* CHALLENGE: Extract the full listing verbatim and drop any pictures from your copy.

• • • • • • •

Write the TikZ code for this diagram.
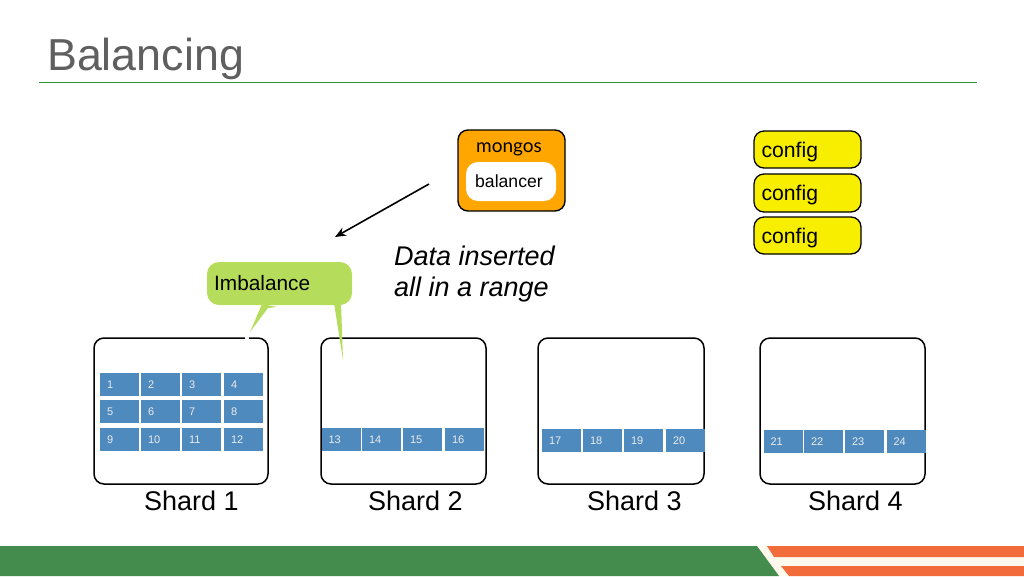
\documentclass[tikz,border=0pt]{standalone}
\usepackage{fontspec}
\usetikzlibrary{arrows.meta}
\setmainfont{Liberation Sans}
\newfontfamily\gillfont{Lato}
\definecolor{titlegray}{HTML}{5F5F5F}
\definecolor{rulegreen}{HTML}{2F9A35}
\definecolor{footgreen}{HTML}{448B4E}
\definecolor{footorange}{HTML}{F26B3A}
\definecolor{footcream}{HTML}{FFF8EC}
\definecolor{chunkblue}{HTML}{4F8ABF}
\definecolor{mongosorange}{HTML}{FFA600}
\definecolor{configyellow}{HTML}{F8EE00}
\definecolor{calloutgreen}{HTML}{B5DC5A}
\tikzset{
	chunk/.style={fill=chunkblue, text=white!92!black, font=\fontsize{11}{12}\selectfont, minimum height=23pt, text width=25pt, text height=8pt, text depth=0pt, inner xsep=7pt, inner ysep=0pt, align=left},
	shard/.style={draw, line width=1.5pt, rounded corners=10pt, minimum height=146pt, inner sep=0pt},
	shardlabel/.style={font=\fontsize{27}{30}\selectfont, anchor=base west, inner sep=0pt},
	configbox/.style={draw, line width=1.3pt, fill=configyellow, rounded corners=10pt, minimum width=107pt, text width=92pt, text height=17pt, text depth=2pt, inner xsep=7.5pt, inner ysep=0pt, align=left, font=\fontsize{21.2}{24}\selectfont}
}
\begin{document}
\begin{tikzpicture}[x=1pt, y=-1pt]
	\useasboundingbox (0,0) rectangle (1024,576);
	% title
	\node at (47,70)[anchor=base west, inner sep=0pt, text=titlegray, font=\fontsize{44.8}{50}\selectfont](title){Balancing};
	\draw [rulegreen, line width=1.6pt](39,82.5) -- (977,82.5);
	% footer
	\fill [footcream](760,546) rectangle (1024,576);
	\fill [footgreen](0,546) -- (757,546) -- (779,576) -- (0,576) -- cycle;
	\fill [footorange](767,546) -- (1024,546) -- (1024,557) -- (774,557) -- cycle;
	\fill [footorange](781,566) -- (1024,566) -- (1024,576) -- (789,576) -- cycle;
	% mongos
	\node at (511.5,170.5)[draw, line width=1.4pt, fill=mongosorange, rounded corners=10pt, minimum width=107pt, minimum height=81pt](mongos){};
	\node at (476,152)[anchor=base west, inner sep=0pt, font=\gillfont\fontsize{19}{22}\selectfont](mongoslabel){mongos};
	\node at (511,181.5)[fill=white, rounded corners=12pt, minimum width=90pt, minimum height=39pt, inner sep=0pt](balancer){};
	\node at (475,187)[anchor=base west, inner sep=0pt, font=\fontsize{17.6}{19}\selectfont](balancerlabel){balancer};
	% config servers
	\node at (807.5,149.5)[configbox, minimum height=37pt](config1){config};
	\node at (807.5,193)[configbox, minimum height=38pt](config2){config};
	\node at (807.5,235.5)[configbox, minimum height=37pt](config3){config};
	% arrow
	\coordinate (arrowstart) at (429,184);
	\coordinate (arrowend) at (335,237);
	\draw [-{Stealth[length=11pt,width=9pt]}, line width=1.6pt](arrowstart) -- (arrowend);
	\node at (394,265)[anchor=base west, inner sep=0pt, font=\itshape\fontsize{27}{30}\selectfont](inserted1){Data inserted};
	\node at (394,296)[anchor=base west, inner sep=0pt, font=\itshape\fontsize{27}{30}\selectfont](inserted2){all in a range};
	% shards
	\node at (181,411)[shard, minimum width=174pt](shard1){};
	\node at (403.5,411)[shard, minimum width=165pt](shard2){};
	\node at (621,411)[shard, minimum width=166pt](shard3){};
	\node at (842.5,411)[shard, minimum width=165pt](shard4){};
	\node at (144,510)[shardlabel](label1){Shard 1};
	\node at (368,510)[shardlabel](label2){Shard 2};
	\node at (587,510)[shardlabel](label3){Shard 3};
	\node at (808,510)[shardlabel](label4){Shard 4};
	% callout
	\fill [white](245,336) rectangle (249,340);
	\fill [calloutgreen](262,304) -- (277,307) -- (268,308) -- (250,332) -- cycle;
	\fill [calloutgreen](334,303) -- (341,303) -- (343,360) -- cycle;
	\node at (279.5,283.5)[fill=calloutgreen, rounded corners=12pt, minimum width=145pt, minimum height=43pt, inner sep=0pt](callout){};
	\node at (214,290)[anchor=base west, inner sep=0pt, font=\fontsize{20.8}{22}\selectfont](calloutlabel){Imbalance};
	% chunks of shard 1
	\node at (119.5,384.5)[chunk](c1){1};
	\node at (160.5,384.5)[chunk](c2){2};
	\node at (201.5,384.5)[chunk](c3){3};
	\node at (243.5,384.5)[chunk](c4){4};
	\node at (119.5,411.5)[chunk](c5){5};
	\node at (160.5,411.5)[chunk](c6){6};
	\node at (201.5,411.5)[chunk](c7){7};
	\node at (243.5,411.5)[chunk](c8){8};
	\node at (119.5,439.5)[chunk](c9){9};
	\node at (160.5,439.5)[chunk](c10){10};
	\node at (201.5,439.5)[chunk](c11){11};
	\node at (243.5,439.5)[chunk](c12){12};
	% chunks of shard 2
	\node at (341,439.5)[chunk](c13){13};
	\node at (381.5,439.5)[chunk](c14){14};
	\node at (422.5,439.5)[chunk](c15){15};
	\node at (464.5,439.5)[chunk](c16){16};
	% chunks of shard 3
	\node at (561.5,440.5)[chunk](c17){17};
	\node at (602.5,440.5)[chunk](c18){18};
	\node at (643.5,440.5)[chunk](c19){19};
	\node at (685.5,440.5)[chunk](c20){20};
	% chunks of shard 4
	\node at (783,441.5)[chunk](c21){21};
	\node at (823.5,441.5)[chunk](c22){22};
	\node at (864.5,441.5)[chunk](c23){23};
	\node at (906,441.5)[chunk](c24){24};
\end{tikzpicture}
\end{document}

• • • • • • •

* RESPONSE TO THIS EXERCISE:
Write the TikZ code for this diagram.
\documentclass[tikz,border=0pt]{standalone}
\usepackage{fontspec}
\usetikzlibrary{arrows.meta}
\setmainfont{Liberation Sans}
\newfontfamily\gillfont{Lato}
\definecolor{titlegray}{HTML}{5F5F5F}
\definecolor{rulegreen}{HTML}{2F9A35}
\definecolor{footgreen}{HTML}{448B4E}
\definecolor{footorange}{HTML}{F26B3A}
\definecolor{footcream}{HTML}{FFF8EC}
\definecolor{chunkblue}{HTML}{4F8ABF}
\definecolor{mongosorange}{HTML}{FFA600}
\definecolor{configyellow}{HTML}{F8EE00}
\definecolor{calloutgreen}{HTML}{B5DC5A}
\tikzset{
	chunk/.style={fill=chunkblue, text=white!92!black, font=\fontsize{11}{12}\selectfont, minimum height=23pt, text width=25pt, text height=8pt, text depth=0pt, inner xsep=7pt, inner ysep=0pt, align=left},
	shard/.style={draw, line width=1.5pt, rounded corners=10pt, minimum height=146pt, inner sep=0pt},
	shardlabel/.style={font=\fontsize{27}{30}\selectfont, anchor=base west, inner sep=0pt},
	configbox/.style={draw, line width=1.3pt, fill=configyellow, rounded corners=10pt, minimum width=107pt, text width=92pt, text height=17pt, text depth=2pt, inner xsep=7.5pt, inner ysep=0pt, align=left, font=\fontsize{21.2}{24}\selectfont}
}
\begin{document}
\begin{tikzpicture}[x=1pt, y=-1pt]
	\useasboundingbox (0,0) rectangle (1024,576);
	% title
	\node at (47,70)[anchor=base west, inner sep=0pt, text=titlegray, font=\fontsize{44.8}{50}\selectfont](title){Balancing};
	\draw [rulegreen, line width=1.6pt](39,82.5) -- (977,82.5);
	% footer
	\fill [footcream](760,546) rectangle (1024,576);
	\fill [footgreen](0,546) -- (757,546) -- (779,576) -- (0,576) -- cycle;
	\fill [footorange](767,546) -- (1024,546) -- (1024,557) -- (774,557) -- cycle;
	\fill [footorange](781,566) -- (1024,566) -- (1024,576) -- (789,576) -- cycle;
	% mongos
	\node at (511.5,170.5)[draw, line width=1.4pt, fill=mongosorange, rounded corners=10pt, minimum width=107pt, minimum height=81pt](mongos){};
	\node at (476,152)[anchor=base west, inner sep=0pt, font=\gillfont\fontsize{19}{22}\selectfont](mongoslabel){mongos};
	\node at (511,181.5)[fill=white, rounded corners=12pt, minimum width=90pt, minimum height=39pt, inner sep=0pt](balancer){};
	\node at (475,187)[anchor=base west, inner sep=0pt, font=\fontsize{17.6}{19}\selectfont](balancerlabel){balancer};
	% config servers
	\node at (807.5,149.5)[configbox, minimum height=37pt](config1){config};
	\node at (807.5,193)[configbox, minimum height=38pt](config2){config};
	\node at (807.5,235.5)[configbox, minimum height=37pt](config3){config};
	% arrow
	\coordinate (arrowstart) at (429,184);
	\coordinate (arrowend) at (335,237);
	\draw [-{Stealth[length=11pt,width=9pt]}, line width=1.6pt](arrowstart) -- (arrowend);
	\node at (394,265)[anchor=base west, inner sep=0pt, font=\itshape\fontsize{27}{30}\selectfont](inserted1){Data inserted};
	\node at (394,296)[anchor=base west, inner sep=0pt, font=\itshape\fontsize{27}{30}\selectfont](inserted2){all in a range};
	% shards
	\node at (181,411)[shard, minimum width=174pt](shard1){};
	\node at (403.5,411)[shard, minimum width=165pt](shard2){};
	\node at (621,411)[shard, minimum width=166pt](shard3){};
	\node at (842.5,411)[shard, minimum width=165pt](shard4){};
	\node at (144,510)[shardlabel](label1){Shard 1};
	\node at (368,510)[shardlabel](label2){Shard 2};
	\node at (587,510)[shardlabel](label3){Shard 3};
	\node at (808,510)[shardlabel](label4){Shard 4};
	% callout
	\fill [white](245,336) rectangle (249,340);
	\fill [calloutgreen](262,304) -- (277,307) -- (268,308) -- (250,332) -- cycle;
	\fill [calloutgreen](334,303) -- (341,303) -- (343,360) -- cycle;
	\node at (279.5,283.5)[fill=calloutgreen, rounded corners=12pt, minimum width=145pt, minimum height=43pt, inner sep=0pt](callout){};
	\node at (214,290)[anchor=base west, inner sep=0pt, font=\fontsize{20.8}{22}\selectfont](calloutlabel){Imbalance};
	% chunks of shard 1
	\node at (119.5,384.5)[chunk](c1){1};
	\node at (160.5,384.5)[chunk](c2){2};
	\node at (201.5,384.5)[chunk](c3){3};
	\node at (243.5,384.5)[chunk](c4){4};
	\node at (119.5,411.5)[chunk](c5){5};
	\node at (160.5,411.5)[chunk](c6){6};
	\node at (201.5,411.5)[chunk](c7){7};
	\node at (243.5,411.5)[chunk](c8){8};
	\node at (119.5,439.5)[chunk](c9){9};
	\node at (160.5,439.5)[chunk](c10){10};
	\node at (201.5,439.5)[chunk](c11){11};
	\node at (243.5,439.5)[chunk](c12){12};
	% chunks of shard 2
	\node at (341,439.5)[chunk](c13){13};
	\node at (381.5,439.5)[chunk](c14){14};
	\node at (422.5,439.5)[chunk](c15){15};
	\node at (464.5,439.5)[chunk](c16){16};
	% chunks of shard 3
	\node at (561.5,440.5)[chunk](c17){17};
	\node at (602.5,440.5)[chunk](c18){18};
	\node at (643.5,440.5)[chunk](c19){19};
	\node at (685.5,440.5)[chunk](c20){20};
	% chunks of shard 4
	\node at (783,441.5)[chunk](c21){21};
	\node at (823.5,441.5)[chunk](c22){22};
	\node at (864.5,441.5)[chunk](c23){23};
	\node at (906,441.5)[chunk](c24){24};
\end{tikzpicture}
\end{document}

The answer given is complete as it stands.